Postby Sillykangaroo7 » Mon Sep 09, 2013 2:36 am

It's been a weekend with a few ups and down, but most importantly progress was made as far as learning how to identify problems, not get defensive during an argument and learning to communicate between myself and my girlfriend. It's been really tough on both of us learning to deal with our relationship and the tension lying has brought upon us. It's hard to understand that things that seem simple to someone can be quite difficult for someone else to do or understand. I can't say I'm ever going to say I'm never going to lie again, but I am happy saying I didn't lie today each night before bed. I honestly don't care how hurtful being honest gets, I'm going to do it. I think it's going to be a big change for both of us hearing complete honesty and openness from me, but it's important to learn to do that. I'm someone that likes to keep to myself.

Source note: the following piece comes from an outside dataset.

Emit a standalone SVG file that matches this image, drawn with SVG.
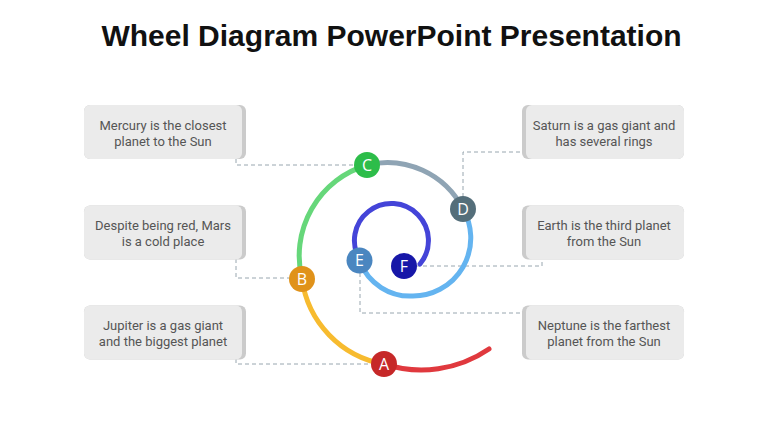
<svg xmlns="http://www.w3.org/2000/svg" width="768" height="432" viewBox="0 0 768 432">
<style>
.title{font-family:"Liberation Sans",Arial,sans-serif;font-weight:bold;font-size:30px;fill:#111}
.txt{font-family:Roboto,"Liberation Sans",sans-serif;font-size:13px;fill:#555;text-anchor:middle}
.edge{fill:#cbcbcb}
.face{fill:#ebebeb}
.dash{fill:none;stroke:#98a6af;stroke-width:1;stroke-dasharray:4 3}
.arc{fill:none;stroke-width:5;stroke-linecap:round}
.lbl{font-family:"Open Sans","Liberation Sans",sans-serif;font-size:16px;fill:#fff;text-anchor:middle}
</style>
<rect width="768" height="432" fill="#fff"/>
<text class="title" x="391.5" y="46" text-anchor="middle">Wheel Diagram PowerPoint Presentation</text>

<g id="connectors">
<path class="dash" d="M236,159 V165 H355"/>
<path class="dash" d="M236,259 V278 H290"/>
<path class="dash" d="M236,359 V364 H372"/>
<path class="dash" d="M463,197 V152 H523"/>
<path class="dash" d="M416,266 H542 V259"/>
<path class="dash" d="M360,273 V313 H523"/>
</g>

<g id="spiral">
<path class="arc" stroke="#e0393e" d="M384,364 A120 120 0 0 0 489,349"/>
<path class="arc" stroke="#f7bb2f" d="M302,279 A100 100 0 0 0 384,364"/>
<path class="arc" stroke="#66d77a" d="M367,165 A95 95 0 0 0 302,279"/>
<path class="arc" stroke="#8fa4b4" d="M367,165 A85 85 0 0 1 463,209"/>
<path class="arc" stroke="#64b4f0" d="M463,209 A58 58 0 0 1 413,296 A54 54 0 0 1 360,262"/>
<path class="arc" stroke="#4444d8" d="M360,260 A37 37 0 1 1 420,264"/>
</g>

<g id="node-a"><circle cx="384" cy="364" r="13" fill="#c62828"/><text class="lbl" x="384" y="369.8">A</text></g>
<g id="node-b"><circle cx="302" cy="279" r="13" fill="#e0921a"/><text class="lbl" x="302" y="284.8">B</text></g>
<g id="node-c"><circle cx="367" cy="165" r="13" fill="#2dbd4a"/><text class="lbl" x="367" y="170.8">C</text></g>
<g id="node-d"><circle cx="463" cy="209" r="13" fill="#546e7a"/><text class="lbl" x="463" y="214.8">D</text></g>
<g id="node-e"><circle cx="359.5" cy="260.5" r="13" fill="#4a86c0"/><text class="lbl" x="359.5" y="266.3">E</text></g>
<g id="node-f"><circle cx="404" cy="266" r="13" fill="#1717a8"/><text class="lbl" x="404" y="271.8">F</text></g>

<g id="box-mercury">
<rect class="edge" x="84" y="105" width="162" height="54" rx="6"/>
<rect class="face" x="84" y="105" width="158" height="54" rx="6"/>
<text class="txt" x="163" y="129.5">Mercury is the closest</text>
<text class="txt" x="163" y="145.5">planet to the Sun</text>
</g>
<g id="box-mars">
<rect class="edge" x="84" y="205.5" width="162" height="54" rx="6"/>
<rect class="face" x="84" y="205.5" width="158" height="54" rx="6"/>
<text class="txt" x="163" y="230">Despite being red, Mars</text>
<text class="txt" x="163" y="246">is a cold place</text>
</g>
<g id="box-jupiter">
<rect class="edge" x="84" y="305.5" width="162" height="54" rx="6"/>
<rect class="face" x="84" y="305.5" width="158" height="54" rx="6"/>
<text class="txt" x="163" y="330">Jupiter is a gas giant</text>
<text class="txt" x="163" y="346">and the biggest planet</text>
</g>
<g id="box-saturn">
<rect class="edge" x="522" y="105" width="162" height="54" rx="6"/>
<rect class="face" x="526" y="105" width="158" height="54" rx="6"/>
<text class="txt" x="604" y="129.5">Saturn is a gas giant and</text>
<text class="txt" x="604" y="145.5">has several rings</text>
</g>
<g id="box-earth">
<rect class="edge" x="522" y="205.5" width="162" height="54" rx="6"/>
<rect class="face" x="526" y="205.5" width="158" height="54" rx="6"/>
<text class="txt" x="604" y="230">Earth is the third planet</text>
<text class="txt" x="604" y="246">from the Sun</text>
</g>
<g id="box-neptune">
<rect class="edge" x="522" y="305.5" width="162" height="54" rx="6"/>
<rect class="face" x="526" y="305.5" width="158" height="54" rx="6"/>
<text class="txt" x="604" y="330">Neptune is the farthest</text>
<text class="txt" x="604" y="346">planet from the Sun</text>
</g>
</svg>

My ideal weekend after a long week of schoolwork is to relax, watch a movie and smoke a hookah. I'm not a big fan of big groups or going out. To me, those things add stress rather than relieve it. I'm not sure if the whole not liking big groups has anything to do with my lying addiction, or if it's just part of my personality. Any idea there Billi? I'm making better decisions. For example, I only see my girlfriend on weekends now because of classes and she offered to sleep over during the week and I said no, that I needed to focus on school. Saying no is hard and even if it seems simple to someone, to me there's a lot of stress involved in it.

As for my "friends" we don't speak any more. I'm not interested in that stressful environment.